### [WRITTEN TASK]
Your task is to print, exactly and only, the lines from the start of the entries below through the line with "from matplotlib.transforms import". Include both ends, but skip the pictures.

### [SUPPLIED ENTRIES]
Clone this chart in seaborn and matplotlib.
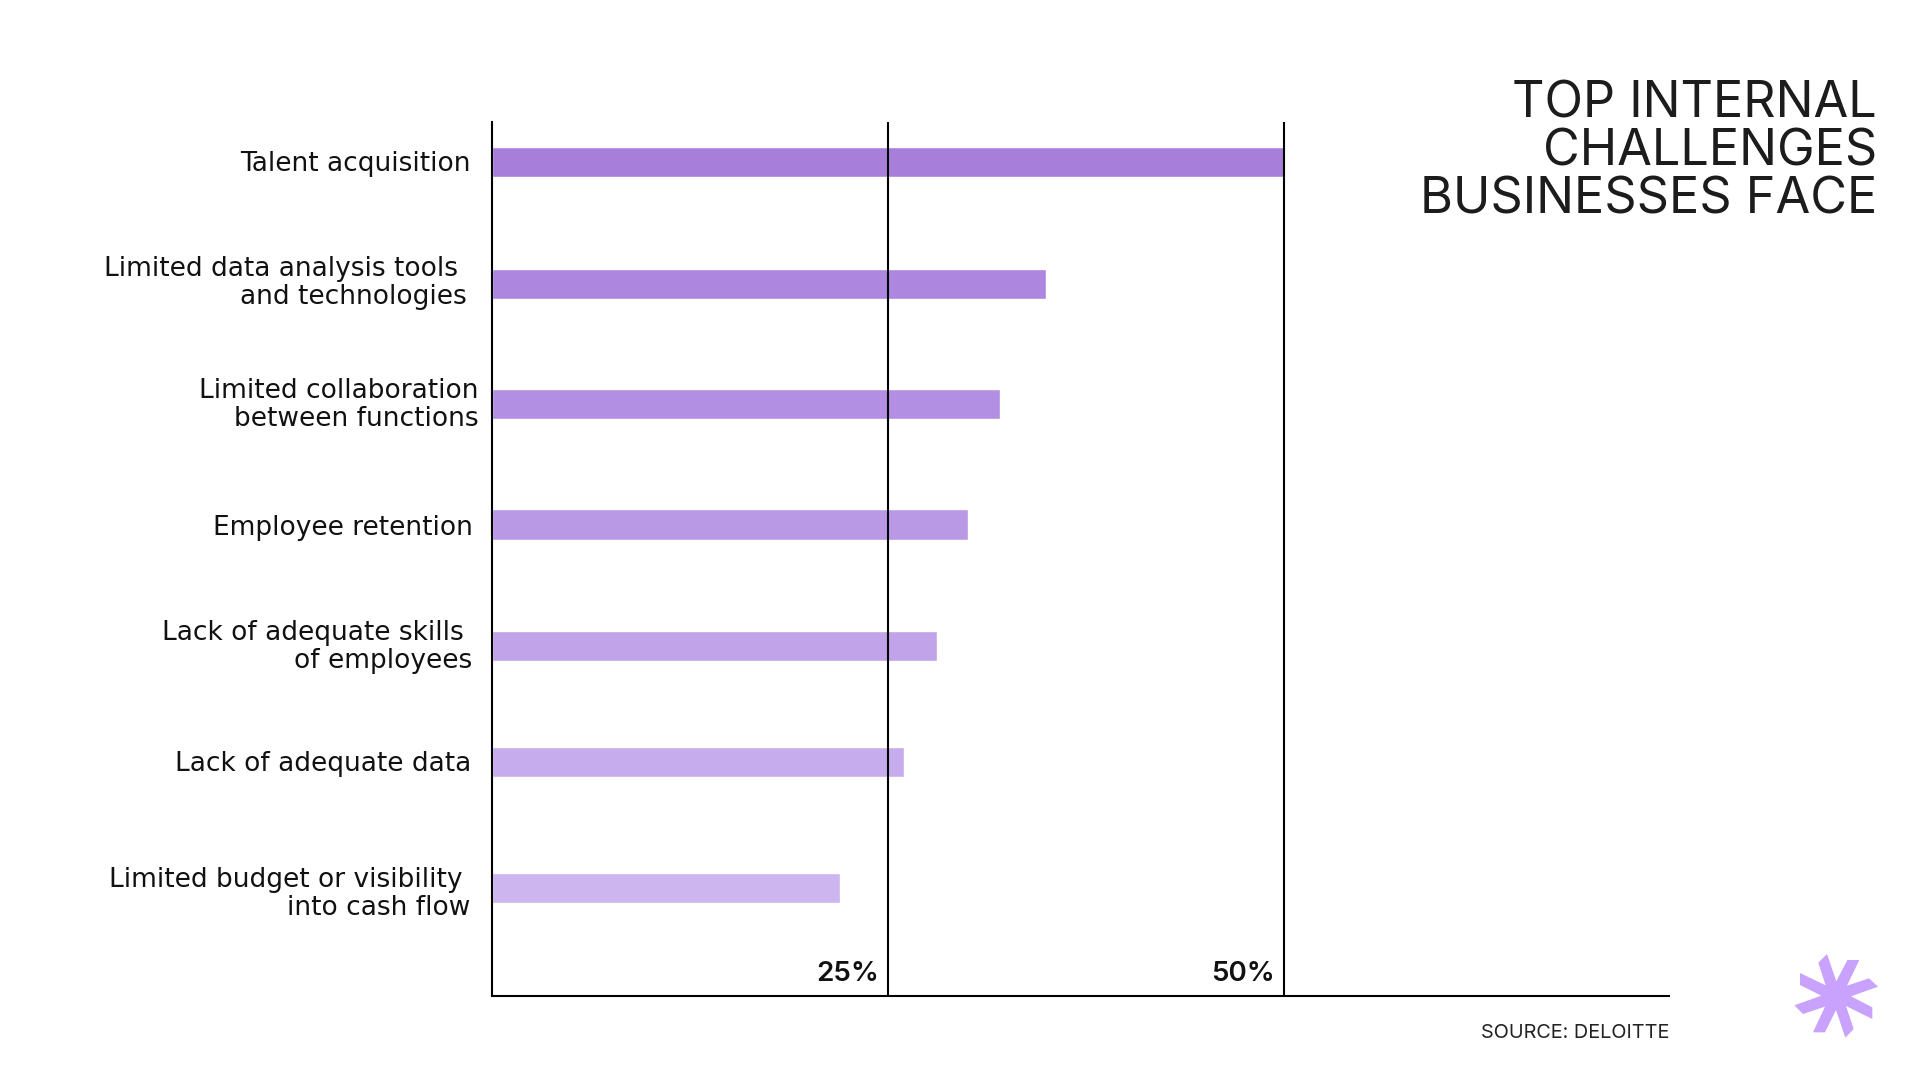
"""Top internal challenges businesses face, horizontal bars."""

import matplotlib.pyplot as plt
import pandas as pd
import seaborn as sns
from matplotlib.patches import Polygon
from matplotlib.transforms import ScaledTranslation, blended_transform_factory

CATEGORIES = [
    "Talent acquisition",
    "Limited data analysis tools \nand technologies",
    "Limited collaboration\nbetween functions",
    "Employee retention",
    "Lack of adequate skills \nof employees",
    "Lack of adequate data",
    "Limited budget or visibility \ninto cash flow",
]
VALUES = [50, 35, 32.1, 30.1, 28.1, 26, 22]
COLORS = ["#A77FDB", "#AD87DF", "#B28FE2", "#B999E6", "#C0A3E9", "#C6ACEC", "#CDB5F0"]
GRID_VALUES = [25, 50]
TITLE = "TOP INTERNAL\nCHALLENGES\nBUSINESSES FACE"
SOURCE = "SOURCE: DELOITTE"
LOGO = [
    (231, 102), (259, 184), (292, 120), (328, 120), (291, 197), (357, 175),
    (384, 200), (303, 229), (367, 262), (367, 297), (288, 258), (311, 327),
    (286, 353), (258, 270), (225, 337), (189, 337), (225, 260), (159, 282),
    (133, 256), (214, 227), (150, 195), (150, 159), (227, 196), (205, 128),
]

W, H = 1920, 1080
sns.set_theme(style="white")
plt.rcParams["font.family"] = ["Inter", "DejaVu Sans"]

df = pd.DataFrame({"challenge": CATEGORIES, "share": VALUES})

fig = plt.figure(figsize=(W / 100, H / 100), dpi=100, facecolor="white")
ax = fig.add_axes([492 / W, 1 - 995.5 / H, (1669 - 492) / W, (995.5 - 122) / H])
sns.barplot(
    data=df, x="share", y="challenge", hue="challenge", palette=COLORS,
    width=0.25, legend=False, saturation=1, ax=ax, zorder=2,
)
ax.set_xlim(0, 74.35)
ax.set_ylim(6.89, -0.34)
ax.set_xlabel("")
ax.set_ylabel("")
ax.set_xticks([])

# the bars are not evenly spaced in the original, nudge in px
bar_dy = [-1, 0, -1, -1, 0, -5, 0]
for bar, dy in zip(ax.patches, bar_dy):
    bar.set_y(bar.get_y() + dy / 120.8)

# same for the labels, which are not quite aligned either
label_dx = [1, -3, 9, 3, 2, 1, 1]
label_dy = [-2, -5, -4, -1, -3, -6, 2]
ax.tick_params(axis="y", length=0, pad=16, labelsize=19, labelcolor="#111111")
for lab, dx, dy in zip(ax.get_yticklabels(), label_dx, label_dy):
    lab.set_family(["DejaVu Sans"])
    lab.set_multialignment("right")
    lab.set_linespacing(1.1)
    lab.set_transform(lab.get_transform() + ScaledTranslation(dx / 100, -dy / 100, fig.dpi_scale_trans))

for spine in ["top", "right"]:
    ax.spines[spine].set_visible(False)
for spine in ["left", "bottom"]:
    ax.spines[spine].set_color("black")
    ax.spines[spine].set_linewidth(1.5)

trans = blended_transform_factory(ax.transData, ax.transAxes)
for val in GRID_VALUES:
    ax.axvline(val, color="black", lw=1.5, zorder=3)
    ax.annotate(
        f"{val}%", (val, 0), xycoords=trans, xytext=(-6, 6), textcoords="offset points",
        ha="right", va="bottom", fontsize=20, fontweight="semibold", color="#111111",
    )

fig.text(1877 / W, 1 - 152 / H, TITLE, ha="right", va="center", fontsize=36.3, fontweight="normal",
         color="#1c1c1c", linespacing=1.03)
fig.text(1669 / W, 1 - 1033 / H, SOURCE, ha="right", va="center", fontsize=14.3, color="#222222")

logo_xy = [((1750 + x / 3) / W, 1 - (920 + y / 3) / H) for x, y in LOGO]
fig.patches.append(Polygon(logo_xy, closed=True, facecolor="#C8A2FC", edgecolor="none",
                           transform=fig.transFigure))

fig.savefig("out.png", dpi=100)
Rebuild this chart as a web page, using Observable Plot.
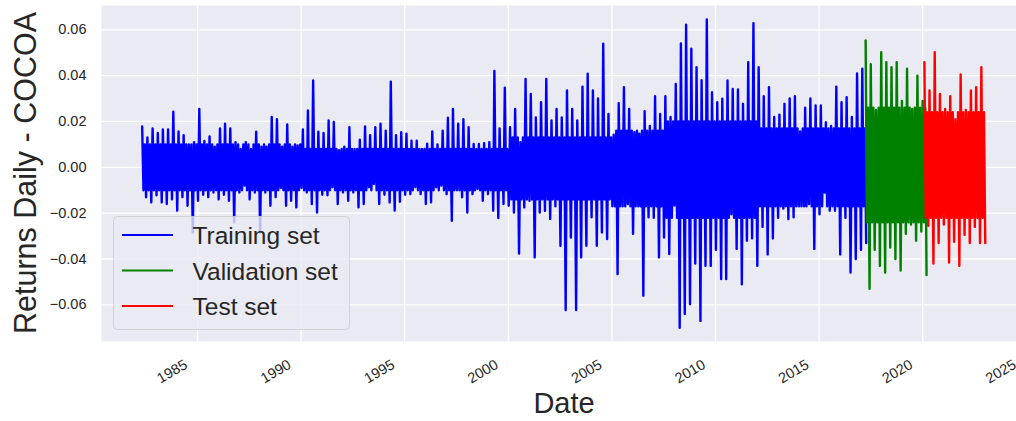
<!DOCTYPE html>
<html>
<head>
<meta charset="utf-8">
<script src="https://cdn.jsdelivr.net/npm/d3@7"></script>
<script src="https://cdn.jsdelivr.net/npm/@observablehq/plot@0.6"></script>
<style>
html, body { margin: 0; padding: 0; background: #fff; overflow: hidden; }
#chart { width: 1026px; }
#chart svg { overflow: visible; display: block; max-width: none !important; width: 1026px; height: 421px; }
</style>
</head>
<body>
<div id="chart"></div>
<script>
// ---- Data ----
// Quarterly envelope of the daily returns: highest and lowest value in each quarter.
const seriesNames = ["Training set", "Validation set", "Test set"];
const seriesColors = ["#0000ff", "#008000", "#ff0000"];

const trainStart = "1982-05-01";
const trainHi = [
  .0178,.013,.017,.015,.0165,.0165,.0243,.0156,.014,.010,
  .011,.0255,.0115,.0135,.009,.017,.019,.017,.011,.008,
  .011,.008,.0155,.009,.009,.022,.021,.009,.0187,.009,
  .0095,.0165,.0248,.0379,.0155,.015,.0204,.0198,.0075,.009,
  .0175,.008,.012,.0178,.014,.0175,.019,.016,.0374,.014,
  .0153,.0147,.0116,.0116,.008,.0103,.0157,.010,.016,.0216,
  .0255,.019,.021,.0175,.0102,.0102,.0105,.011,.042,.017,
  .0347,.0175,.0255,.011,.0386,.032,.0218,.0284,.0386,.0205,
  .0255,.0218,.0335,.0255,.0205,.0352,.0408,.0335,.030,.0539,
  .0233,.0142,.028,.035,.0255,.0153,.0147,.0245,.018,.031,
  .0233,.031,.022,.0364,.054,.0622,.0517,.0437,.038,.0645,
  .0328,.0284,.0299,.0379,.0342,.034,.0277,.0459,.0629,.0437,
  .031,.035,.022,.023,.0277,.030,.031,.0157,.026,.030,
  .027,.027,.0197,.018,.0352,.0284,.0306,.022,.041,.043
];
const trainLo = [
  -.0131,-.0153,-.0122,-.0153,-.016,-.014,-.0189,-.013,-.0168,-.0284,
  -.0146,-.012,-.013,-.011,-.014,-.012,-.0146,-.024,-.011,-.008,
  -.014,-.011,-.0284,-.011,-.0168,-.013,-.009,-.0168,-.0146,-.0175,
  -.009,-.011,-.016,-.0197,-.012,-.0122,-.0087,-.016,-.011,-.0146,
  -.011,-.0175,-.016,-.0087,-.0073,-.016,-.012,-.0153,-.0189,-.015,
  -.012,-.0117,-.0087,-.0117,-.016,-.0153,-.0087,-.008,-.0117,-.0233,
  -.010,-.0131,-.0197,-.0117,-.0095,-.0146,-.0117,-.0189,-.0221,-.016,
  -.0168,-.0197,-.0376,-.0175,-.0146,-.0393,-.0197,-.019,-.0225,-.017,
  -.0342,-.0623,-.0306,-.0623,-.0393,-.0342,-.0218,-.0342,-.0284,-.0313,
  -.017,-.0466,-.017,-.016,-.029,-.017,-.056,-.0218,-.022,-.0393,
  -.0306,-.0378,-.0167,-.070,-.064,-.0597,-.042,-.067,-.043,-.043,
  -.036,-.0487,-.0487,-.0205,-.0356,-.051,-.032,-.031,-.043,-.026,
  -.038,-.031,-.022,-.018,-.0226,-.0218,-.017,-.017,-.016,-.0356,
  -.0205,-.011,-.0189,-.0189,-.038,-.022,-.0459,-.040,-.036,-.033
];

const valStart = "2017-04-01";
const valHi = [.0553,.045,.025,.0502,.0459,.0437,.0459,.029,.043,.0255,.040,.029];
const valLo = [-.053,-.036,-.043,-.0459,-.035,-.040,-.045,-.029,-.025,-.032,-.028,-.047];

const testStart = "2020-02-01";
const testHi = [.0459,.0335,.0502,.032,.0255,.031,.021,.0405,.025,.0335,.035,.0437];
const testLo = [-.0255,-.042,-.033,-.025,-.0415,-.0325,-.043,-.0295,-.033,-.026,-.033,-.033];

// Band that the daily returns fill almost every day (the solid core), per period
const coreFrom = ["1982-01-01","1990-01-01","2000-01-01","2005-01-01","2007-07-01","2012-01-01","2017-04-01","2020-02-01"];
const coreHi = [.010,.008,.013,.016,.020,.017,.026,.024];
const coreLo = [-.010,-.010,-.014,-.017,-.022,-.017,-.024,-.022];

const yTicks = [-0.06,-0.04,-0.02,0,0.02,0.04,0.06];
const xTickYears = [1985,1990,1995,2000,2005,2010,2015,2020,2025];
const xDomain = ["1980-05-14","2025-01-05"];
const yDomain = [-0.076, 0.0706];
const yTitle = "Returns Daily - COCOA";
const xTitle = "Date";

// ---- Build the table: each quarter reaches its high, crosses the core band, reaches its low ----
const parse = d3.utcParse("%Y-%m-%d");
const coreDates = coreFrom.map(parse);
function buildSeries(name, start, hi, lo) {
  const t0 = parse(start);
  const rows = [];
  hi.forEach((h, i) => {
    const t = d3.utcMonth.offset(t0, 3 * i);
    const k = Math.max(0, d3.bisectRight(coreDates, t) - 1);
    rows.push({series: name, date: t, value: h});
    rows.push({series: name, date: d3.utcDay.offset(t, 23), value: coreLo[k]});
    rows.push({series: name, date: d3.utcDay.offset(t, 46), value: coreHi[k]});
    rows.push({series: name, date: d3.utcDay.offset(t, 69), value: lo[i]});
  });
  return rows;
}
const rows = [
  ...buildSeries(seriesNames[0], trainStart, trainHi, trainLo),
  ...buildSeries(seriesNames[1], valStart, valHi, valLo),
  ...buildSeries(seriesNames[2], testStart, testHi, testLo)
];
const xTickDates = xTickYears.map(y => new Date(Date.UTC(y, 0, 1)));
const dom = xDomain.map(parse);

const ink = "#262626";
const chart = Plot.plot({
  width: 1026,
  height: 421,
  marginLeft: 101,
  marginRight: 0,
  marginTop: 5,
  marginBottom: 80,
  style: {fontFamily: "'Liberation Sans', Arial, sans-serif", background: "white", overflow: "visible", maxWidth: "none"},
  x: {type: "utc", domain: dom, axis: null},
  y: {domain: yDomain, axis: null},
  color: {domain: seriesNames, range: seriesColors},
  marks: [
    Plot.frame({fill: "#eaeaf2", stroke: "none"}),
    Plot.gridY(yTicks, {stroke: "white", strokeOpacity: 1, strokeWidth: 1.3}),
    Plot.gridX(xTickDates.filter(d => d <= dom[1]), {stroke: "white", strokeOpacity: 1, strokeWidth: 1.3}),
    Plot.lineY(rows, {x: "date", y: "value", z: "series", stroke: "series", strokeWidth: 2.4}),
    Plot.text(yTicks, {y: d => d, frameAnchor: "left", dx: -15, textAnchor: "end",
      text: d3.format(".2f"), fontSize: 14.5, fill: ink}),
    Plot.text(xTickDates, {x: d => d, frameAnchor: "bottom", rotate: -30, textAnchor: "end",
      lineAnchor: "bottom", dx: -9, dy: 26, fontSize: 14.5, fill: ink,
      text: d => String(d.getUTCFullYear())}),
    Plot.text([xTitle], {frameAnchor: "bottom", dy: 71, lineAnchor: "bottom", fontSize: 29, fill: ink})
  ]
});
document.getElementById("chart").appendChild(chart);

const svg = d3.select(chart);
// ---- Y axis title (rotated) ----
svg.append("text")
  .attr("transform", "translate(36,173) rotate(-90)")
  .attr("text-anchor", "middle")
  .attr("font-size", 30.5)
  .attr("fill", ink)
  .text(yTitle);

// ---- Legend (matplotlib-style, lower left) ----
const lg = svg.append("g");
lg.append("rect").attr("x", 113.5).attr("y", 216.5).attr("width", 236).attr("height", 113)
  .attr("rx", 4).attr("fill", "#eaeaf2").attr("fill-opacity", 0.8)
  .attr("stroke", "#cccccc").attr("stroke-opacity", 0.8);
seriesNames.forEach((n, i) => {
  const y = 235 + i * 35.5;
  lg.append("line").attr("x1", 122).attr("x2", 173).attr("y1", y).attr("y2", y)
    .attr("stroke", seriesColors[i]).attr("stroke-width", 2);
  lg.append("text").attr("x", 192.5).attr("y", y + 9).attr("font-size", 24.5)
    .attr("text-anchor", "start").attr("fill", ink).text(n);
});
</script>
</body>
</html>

### [RESPONSE BELOW]
Clone this chart in seaborn and matplotlib.
"""Top internal challenges businesses face, horizontal bars."""

import matplotlib.pyplot as plt
import pandas as pd
import seaborn as sns
from matplotlib.patches import Polygon
from matplotlib.transforms import ScaledTranslation, blended_transform_factory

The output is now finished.